Southpac continues to look to opportunities to grow its service and parts network. This year it opened a TRP parts store in Taranaki having opened a similar operation in Palmerston North the prior year, and it has appointed a second service dealer in Christchurch.
“This year we have purchased a property in Rotorua for settlement in early 2022,” says Gibbons.
“This will enable a new service and parts outlet to be built along similar lines to the Southpac facility at Te Rapa in Hamilton.”
Agricentre South continues to look for opportunities to expand and build on its representation in Southland and Otago of its main tractor brands – Case IH, New Holland and Kubota.

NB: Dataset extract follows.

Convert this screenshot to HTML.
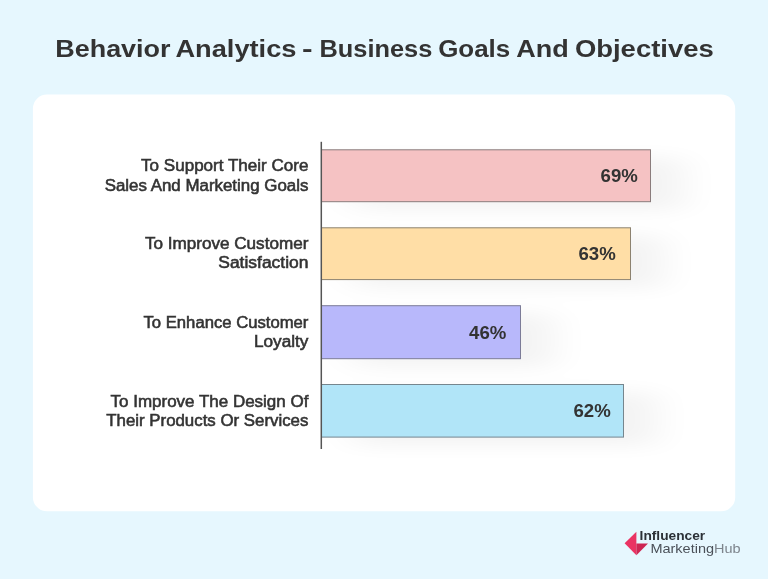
<!DOCTYPE html>
<html lang="en">
<head>
<meta charset="utf-8">
<title>Behavior Analytics - Business Goals And Objectives</title>
<style>
  html, body { margin: 0; padding: 0; }
  body { width: 768px; height: 579px; overflow: hidden; background: #e6f7fe; }
  svg { display: block; }
  text { font-family: "Liberation Sans", sans-serif; fill: #333333; }
  .title { font-weight: bold; font-size: 24.7px; }
  .lbl { font-size: 15.8px; text-anchor: end; stroke: #333333; stroke-width: 0.55px; }
  .pct { font-weight: bold; font-size: 17.5px; }
</style>
</head>
<body>
<svg width="768" height="579" viewBox="0 0 768 579">
  <defs>
    <filter id="sh" x="-20%" y="-20%" width="160%" height="150%">
      <feGaussianBlur in="SourceAlpha" stdDeviation="20 9"/>
      <feOffset dx="32" dy="8" result="b"/>
      <feComponentTransfer><feFuncA type="linear" slope="0.05"/></feComponentTransfer>
      <feMerge><feMergeNode/><feMergeNode in="SourceGraphic"/></feMerge>
    </filter>
  </defs>
  <rect x="0" y="0" width="768" height="579" fill="#e6f7fe"/>
  <g opacity="0.999">
  <rect x="32.9" y="94.6" width="702.3" height="416.6" rx="14" ry="14" fill="#ffffff"/>

  <text class="title" y="57.2"><tspan x="55.2" textLength="115.4" lengthAdjust="spacingAndGlyphs">Behavior</tspan> <tspan x="175.4" textLength="121.1" lengthAdjust="spacingAndGlyphs">Analytics</tspan> <tspan x="302.0" textLength="10.6" lengthAdjust="spacingAndGlyphs">-</tspan> <tspan x="319.5" textLength="112.8" lengthAdjust="spacingAndGlyphs">Business</tspan> <tspan x="438.2" textLength="72.0" lengthAdjust="spacingAndGlyphs">Goals</tspan> <tspan x="516.3" textLength="52.5" lengthAdjust="spacingAndGlyphs">And</tspan> <tspan x="574.9" textLength="138.8" lengthAdjust="spacingAndGlyphs">Objectives</tspan></text>

  <!-- bars -->
  <g filter="url(#sh)">
    <rect x="321.5" y="149.8" width="329" height="51.9" fill="#f5c2c3" stroke="#8a7c7c" stroke-width="1"/>
    <rect x="321.5" y="227.8" width="309" height="51.8" fill="#ffdea6" stroke="#8c8270" stroke-width="1"/>
    <rect x="321.5" y="305.7" width="199" height="53" fill="#b8b8fb" stroke="#7c7c98" stroke-width="1"/>
    <rect x="321.5" y="384.5" width="302" height="52.6" fill="#b1e5f8" stroke="#76868e" stroke-width="1"/>
  </g>
  <!-- axis -->
  <rect x="320.55" y="141.8" width="1.5" height="307.2" fill="#555555"/>

  <!-- labels -->
  <text class="lbl" x="308.4" y="171.1" textLength="167.3" lengthAdjust="spacingAndGlyphs">To Support Their Core</text>
  <text class="lbl" x="308.4" y="190.5" textLength="203.7" lengthAdjust="spacingAndGlyphs">Sales And Marketing Goals</text>
  <text class="lbl" x="308.4" y="248.8" textLength="163.5" lengthAdjust="spacingAndGlyphs">To Improve Customer</text>
  <text class="lbl" x="308.4" y="268.1" textLength="90.1" lengthAdjust="spacingAndGlyphs">Satisfaction</text>
  <text class="lbl" x="308.4" y="327.6" textLength="164.9" lengthAdjust="spacingAndGlyphs">To Enhance Customer</text>
  <text class="lbl" x="308.4" y="346.7" textLength="54.4" lengthAdjust="spacingAndGlyphs">Loyalty</text>
  <text class="lbl" x="308.4" y="406.6" textLength="197.8" lengthAdjust="spacingAndGlyphs">To Improve The Design Of</text>
  <text class="lbl" x="308.4" y="425.5" textLength="202.15" lengthAdjust="spacingAndGlyphs">Their Products Or Services</text>

  <!-- percentages -->
  <text class="pct" x="600.6" y="182.1" textLength="37.3" lengthAdjust="spacingAndGlyphs">69%</text>
  <text class="pct" x="578.5" y="260.3" textLength="37.3" lengthAdjust="spacingAndGlyphs">63%</text>
  <text class="pct" x="469.1" y="338.6" textLength="37.3" lengthAdjust="spacingAndGlyphs">46%</text>
  <text class="pct" x="573.5" y="417.3" textLength="37.3" lengthAdjust="spacingAndGlyphs">62%</text>

  <!-- logo -->
  <g>
    <polygon points="624.6,543.3 636.4,531.8 636.4,555.2" fill="#ea3363"/>
    <polygon points="636.4,543.5 648,543.5 636.4,555.2" fill="#cd2653"/>
    <text x="639.6" y="539.7" font-weight="bold" font-size="13" textLength="65.6" lengthAdjust="spacingAndGlyphs" style="fill:#2b3036">Influencer</text>
    <text x="650.4" y="552.5" font-size="13.1" textLength="90.2" lengthAdjust="spacingAndGlyphs" style="fill:#4a5058">Marketing<tspan style="fill:#7d848c">Hub</tspan></text>
  </g>
  </g>
</svg>
</body>
</html>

Meanwhile, the opening of the new facility in Cromwell enhances Agricentre’s ability to deliver a “higher level” of customer service across Central Otago.
“Our sense of well-being took a severe dent on August 17 as the nation plunged back into lockdown and all our insecurities were revisited,” says Gibbons.
“More than 70 per cent of group staff are involved in vehicle service and parts business. Being in lockdown is not a great place to be, bringing a range of personal challenges for many of our employees and their families.
“Dealerships deal with products that need to be transported, prepared for sale and serviced with most dealership staff needing to be physically on-site.”
Gibbons describes level three as very challenging to partially operate at, whereas level two is closer to normal for business with a relatively low intensity of public-facing foot traffic.
Looking forward, the company can see a “raft of challenges to navigate”. These include the unpredictability of Covid-19 and ongoing international supply-chain constraints – particularly around the global semi-conductor shortage and EV batteries.
In addition, Gibbons flags up “evolution in terms of timing and pricing of new EVs”, the unintended consequences that may play out with the clean car discount and related emissions standard policies, and “the underlying key driver of business – consumer confidence”.